Data entries:
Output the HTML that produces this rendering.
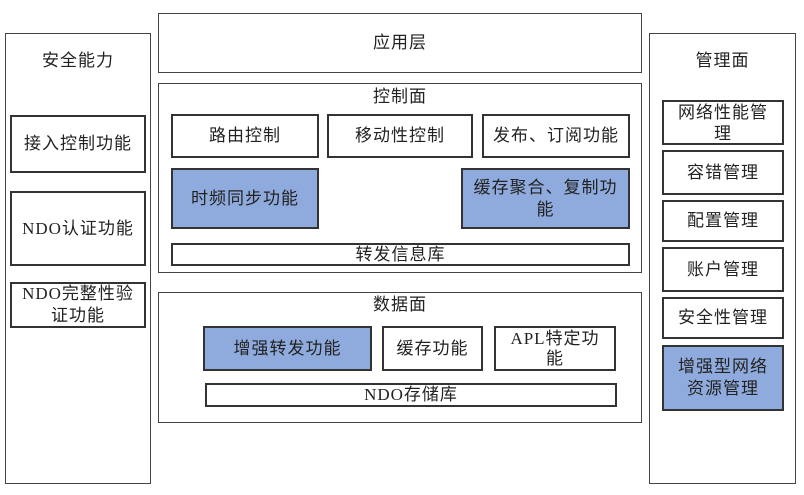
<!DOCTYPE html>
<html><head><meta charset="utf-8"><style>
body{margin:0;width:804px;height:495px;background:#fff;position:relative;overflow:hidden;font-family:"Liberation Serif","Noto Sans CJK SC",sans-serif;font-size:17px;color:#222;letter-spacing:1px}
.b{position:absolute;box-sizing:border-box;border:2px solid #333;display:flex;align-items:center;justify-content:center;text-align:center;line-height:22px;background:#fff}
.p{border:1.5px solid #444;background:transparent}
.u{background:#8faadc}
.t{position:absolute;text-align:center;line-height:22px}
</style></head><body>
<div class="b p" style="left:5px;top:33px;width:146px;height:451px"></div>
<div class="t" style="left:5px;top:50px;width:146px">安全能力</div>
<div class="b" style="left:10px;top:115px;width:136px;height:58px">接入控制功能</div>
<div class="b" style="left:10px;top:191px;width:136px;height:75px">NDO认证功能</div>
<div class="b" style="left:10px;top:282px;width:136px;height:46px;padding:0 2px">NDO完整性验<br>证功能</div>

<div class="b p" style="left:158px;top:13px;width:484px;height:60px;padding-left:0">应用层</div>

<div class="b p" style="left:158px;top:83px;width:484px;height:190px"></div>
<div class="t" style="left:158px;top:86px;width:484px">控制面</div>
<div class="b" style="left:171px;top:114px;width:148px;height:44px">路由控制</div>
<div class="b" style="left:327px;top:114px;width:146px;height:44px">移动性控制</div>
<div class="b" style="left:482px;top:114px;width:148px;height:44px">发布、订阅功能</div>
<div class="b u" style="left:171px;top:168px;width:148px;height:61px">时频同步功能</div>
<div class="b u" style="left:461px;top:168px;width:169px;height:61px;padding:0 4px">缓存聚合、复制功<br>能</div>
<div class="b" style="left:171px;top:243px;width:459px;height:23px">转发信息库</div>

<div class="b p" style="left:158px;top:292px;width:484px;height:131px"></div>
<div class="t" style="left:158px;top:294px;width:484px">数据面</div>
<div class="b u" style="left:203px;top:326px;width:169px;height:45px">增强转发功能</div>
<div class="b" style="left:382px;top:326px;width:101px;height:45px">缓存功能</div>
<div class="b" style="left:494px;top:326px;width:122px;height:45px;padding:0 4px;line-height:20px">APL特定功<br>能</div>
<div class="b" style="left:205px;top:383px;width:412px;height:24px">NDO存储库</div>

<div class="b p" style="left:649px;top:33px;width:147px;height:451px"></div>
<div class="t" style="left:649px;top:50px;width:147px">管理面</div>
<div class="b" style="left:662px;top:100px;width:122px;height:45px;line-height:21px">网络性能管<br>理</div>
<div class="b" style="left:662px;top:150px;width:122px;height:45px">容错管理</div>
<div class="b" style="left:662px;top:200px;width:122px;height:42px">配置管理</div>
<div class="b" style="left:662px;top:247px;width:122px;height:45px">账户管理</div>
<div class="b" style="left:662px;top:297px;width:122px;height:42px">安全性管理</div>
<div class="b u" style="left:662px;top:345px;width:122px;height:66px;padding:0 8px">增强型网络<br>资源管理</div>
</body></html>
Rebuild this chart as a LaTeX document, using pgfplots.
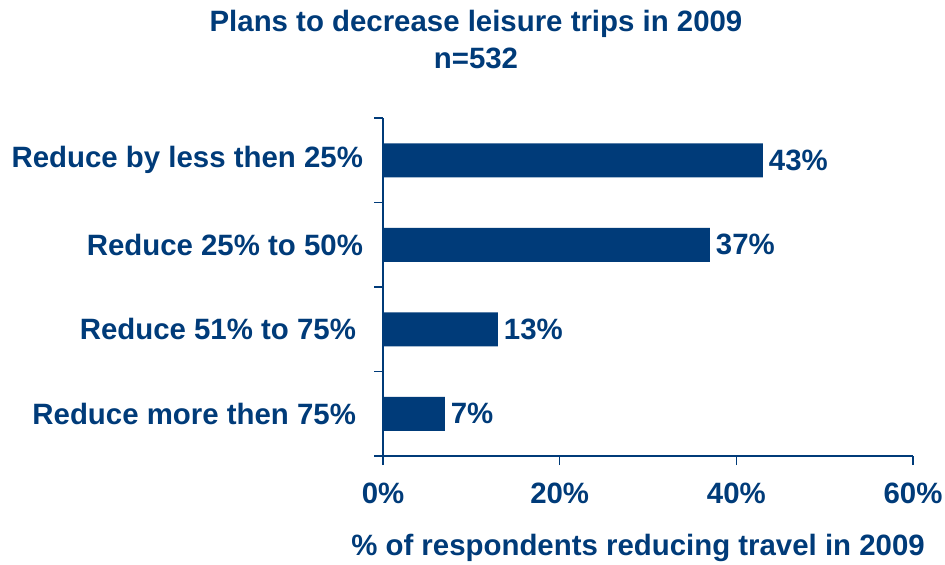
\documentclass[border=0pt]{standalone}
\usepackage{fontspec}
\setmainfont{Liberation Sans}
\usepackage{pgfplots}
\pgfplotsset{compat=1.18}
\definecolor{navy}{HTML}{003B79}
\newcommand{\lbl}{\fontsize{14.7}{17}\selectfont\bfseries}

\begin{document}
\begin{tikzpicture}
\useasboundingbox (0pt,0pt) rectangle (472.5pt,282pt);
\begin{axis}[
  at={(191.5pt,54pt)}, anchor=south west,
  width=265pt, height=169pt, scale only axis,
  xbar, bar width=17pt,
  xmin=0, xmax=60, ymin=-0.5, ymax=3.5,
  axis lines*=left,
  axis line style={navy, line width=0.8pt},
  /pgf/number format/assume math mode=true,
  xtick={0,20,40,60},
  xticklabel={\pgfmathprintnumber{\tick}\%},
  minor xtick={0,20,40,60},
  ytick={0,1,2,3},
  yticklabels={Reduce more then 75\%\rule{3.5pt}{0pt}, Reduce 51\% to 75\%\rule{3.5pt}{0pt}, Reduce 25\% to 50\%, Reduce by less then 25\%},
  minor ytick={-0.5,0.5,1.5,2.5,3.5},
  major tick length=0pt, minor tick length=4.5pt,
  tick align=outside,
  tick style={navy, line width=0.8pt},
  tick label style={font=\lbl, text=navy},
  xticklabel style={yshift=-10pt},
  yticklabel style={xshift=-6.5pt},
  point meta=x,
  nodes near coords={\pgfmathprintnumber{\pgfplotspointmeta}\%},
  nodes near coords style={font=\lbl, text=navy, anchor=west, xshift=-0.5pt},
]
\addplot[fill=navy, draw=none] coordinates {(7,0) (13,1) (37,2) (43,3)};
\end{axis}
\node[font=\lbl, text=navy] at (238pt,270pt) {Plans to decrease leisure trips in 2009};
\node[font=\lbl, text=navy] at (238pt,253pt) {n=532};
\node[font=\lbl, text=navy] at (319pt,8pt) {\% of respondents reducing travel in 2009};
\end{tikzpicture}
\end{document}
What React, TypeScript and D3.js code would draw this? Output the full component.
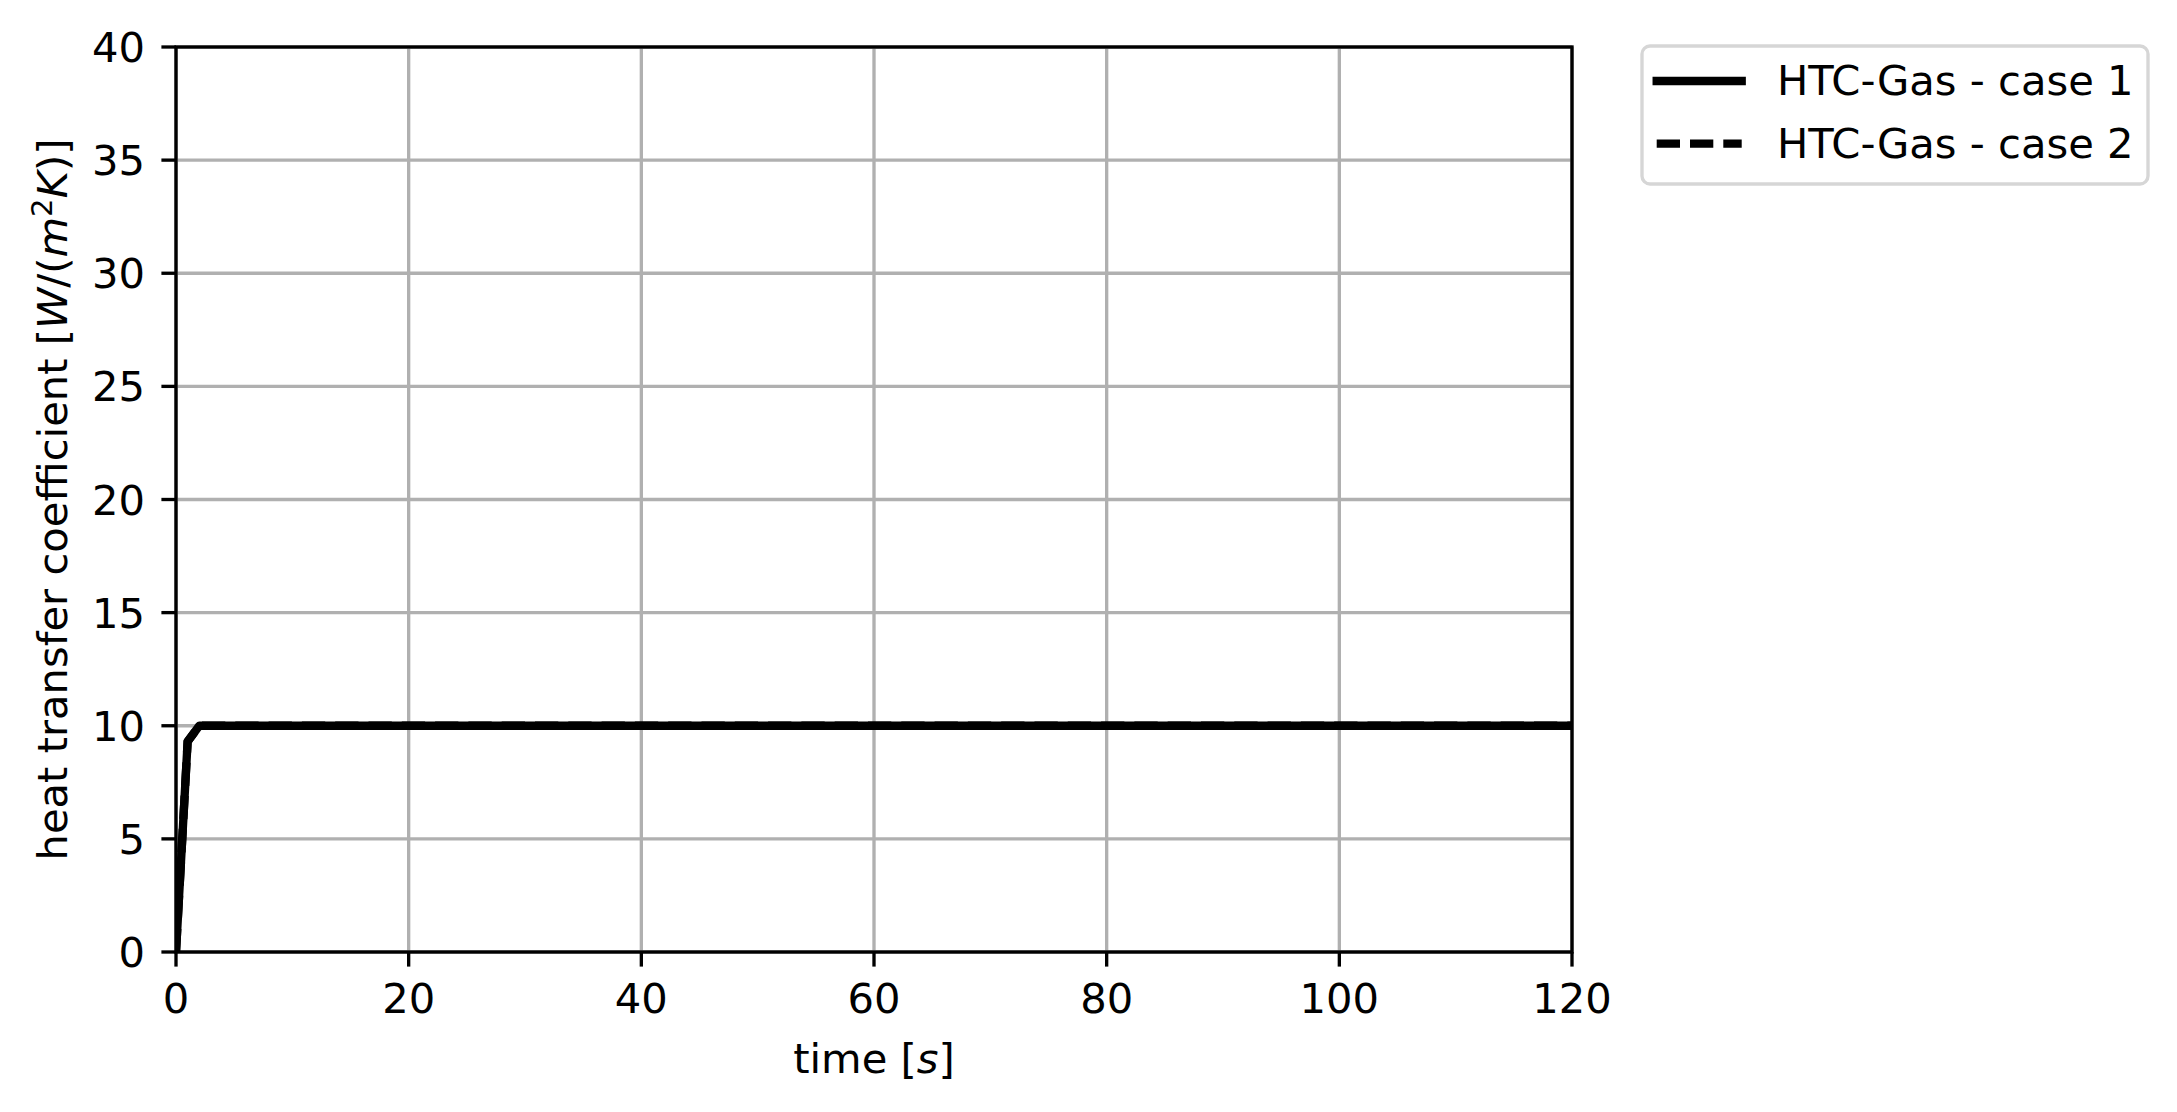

Task requirements:
Quote the material in full and exactly; do not carry over its pictures.

Solution to this task:
Output the HTML that produces this rendering.
<!DOCTYPE html>
<html><head><meta charset="utf-8"><style>
body{margin:0;width:804px;height:495px;background:#fff;position:relative;overflow:hidden;font-family:"Liberation Serif","Noto Sans CJK SC",sans-serif;font-size:17px;color:#222;letter-spacing:1px}
.b{position:absolute;box-sizing:border-box;border:2px solid #333;display:flex;align-items:center;justify-content:center;text-align:center;line-height:22px;background:#fff}
.p{border:1.5px solid #444;background:transparent}
.u{background:#8faadc}
.t{position:absolute;text-align:center;line-height:22px}
</style></head><body>
<div class="b p" style="left:5px;top:33px;width:146px;height:451px"></div>
<div class="t" style="left:5px;top:50px;width:146px">安全能力</div>
<div class="b" style="left:10px;top:115px;width:136px;height:58px">接入控制功能</div>
<div class="b" style="left:10px;top:191px;width:136px;height:75px">NDO认证功能</div>
<div class="b" style="left:10px;top:282px;width:136px;height:46px;padding:0 2px">NDO完整性验<br>证功能</div>

<div class="b p" style="left:158px;top:13px;width:484px;height:60px;padding-left:0">应用层</div>

<div class="b p" style="left:158px;top:83px;width:484px;height:190px"></div>
<div class="t" style="left:158px;top:86px;width:484px">控制面</div>
<div class="b" style="left:171px;top:114px;width:148px;height:44px">路由控制</div>
<div class="b" style="left:327px;top:114px;width:146px;height:44px">移动性控制</div>
<div class="b" style="left:482px;top:114px;width:148px;height:44px">发布、订阅功能</div>
<div class="b u" style="left:171px;top:168px;width:148px;height:61px">时频同步功能</div>
<div class="b u" style="left:461px;top:168px;width:169px;height:61px;padding:0 4px">缓存聚合、复制功<br>能</div>
<div class="b" style="left:171px;top:243px;width:459px;height:23px">转发信息库</div>

<div class="b p" style="left:158px;top:292px;width:484px;height:131px"></div>
<div class="t" style="left:158px;top:294px;width:484px">数据面</div>
<div class="b u" style="left:203px;top:326px;width:169px;height:45px">增强转发功能</div>
<div class="b" style="left:382px;top:326px;width:101px;height:45px">缓存功能</div>
<div class="b" style="left:494px;top:326px;width:122px;height:45px;padding:0 4px;line-height:20px">APL特定功<br>能</div>
<div class="b" style="left:205px;top:383px;width:412px;height:24px">NDO存储库</div>

<div class="b p" style="left:649px;top:33px;width:147px;height:451px"></div>
<div class="t" style="left:649px;top:50px;width:147px">管理面</div>
<div class="b" style="left:662px;top:100px;width:122px;height:45px;line-height:21px">网络性能管<br>理</div>
<div class="b" style="left:662px;top:150px;width:122px;height:45px">容错管理</div>
<div class="b" style="left:662px;top:200px;width:122px;height:42px">配置管理</div>
<div class="b" style="left:662px;top:247px;width:122px;height:45px">账户管理</div>
<div class="b" style="left:662px;top:297px;width:122px;height:42px">安全性管理</div>
<div class="b u" style="left:662px;top:345px;width:122px;height:66px;padding:0 8px">增强型网络<br>资源管理</div>
</body></html>
Rebuild this chart as a LaTeX document, using pgfplots.
\documentclass[border=0pt]{standalone}
\usepackage{fontspec}
\setmainfont{Liberation Sans}
\usepackage{pgfplots}
\pgfplotsset{compat=1.18}
\definecolor{navy}{HTML}{003B79}
\newcommand{\lbl}{\fontsize{14.7}{17}\selectfont\bfseries}

\begin{document}
\begin{tikzpicture}
\useasboundingbox (0pt,0pt) rectangle (472.5pt,282pt);
\begin{axis}[
  at={(191.5pt,54pt)}, anchor=south west,
  width=265pt, height=169pt, scale only axis,
  xbar, bar width=17pt,
  xmin=0, xmax=60, ymin=-0.5, ymax=3.5,
  axis lines*=left,
  axis line style={navy, line width=0.8pt},
  /pgf/number format/assume math mode=true,
  xtick={0,20,40,60},
  xticklabel={\pgfmathprintnumber{\tick}\%},
  minor xtick={0,20,40,60},
  ytick={0,1,2,3},
  yticklabels={Reduce more then 75\%\rule{3.5pt}{0pt}, Reduce 51\% to 75\%\rule{3.5pt}{0pt}, Reduce 25\% to 50\%, Reduce by less then 25\%},
  minor ytick={-0.5,0.5,1.5,2.5,3.5},
  major tick length=0pt, minor tick length=4.5pt,
  tick align=outside,
  tick style={navy, line width=0.8pt},
  tick label style={font=\lbl, text=navy},
  xticklabel style={yshift=-10pt},
  yticklabel style={xshift=-6.5pt},
  point meta=x,
  nodes near coords={\pgfmathprintnumber{\pgfplotspointmeta}\%},
  nodes near coords style={font=\lbl, text=navy, anchor=west, xshift=-0.5pt},
]
\addplot[fill=navy, draw=none] coordinates {(7,0) (13,1) (37,2) (43,3)};
\end{axis}
\node[font=\lbl, text=navy] at (238pt,270pt) {Plans to decrease leisure trips in 2009};
\node[font=\lbl, text=navy] at (238pt,253pt) {n=532};
\node[font=\lbl, text=navy] at (319pt,8pt) {\% of respondents reducing travel in 2009};
\end{tikzpicture}
\end{document}
What React, TypeScript and D3.js code would draw this? Output the full component.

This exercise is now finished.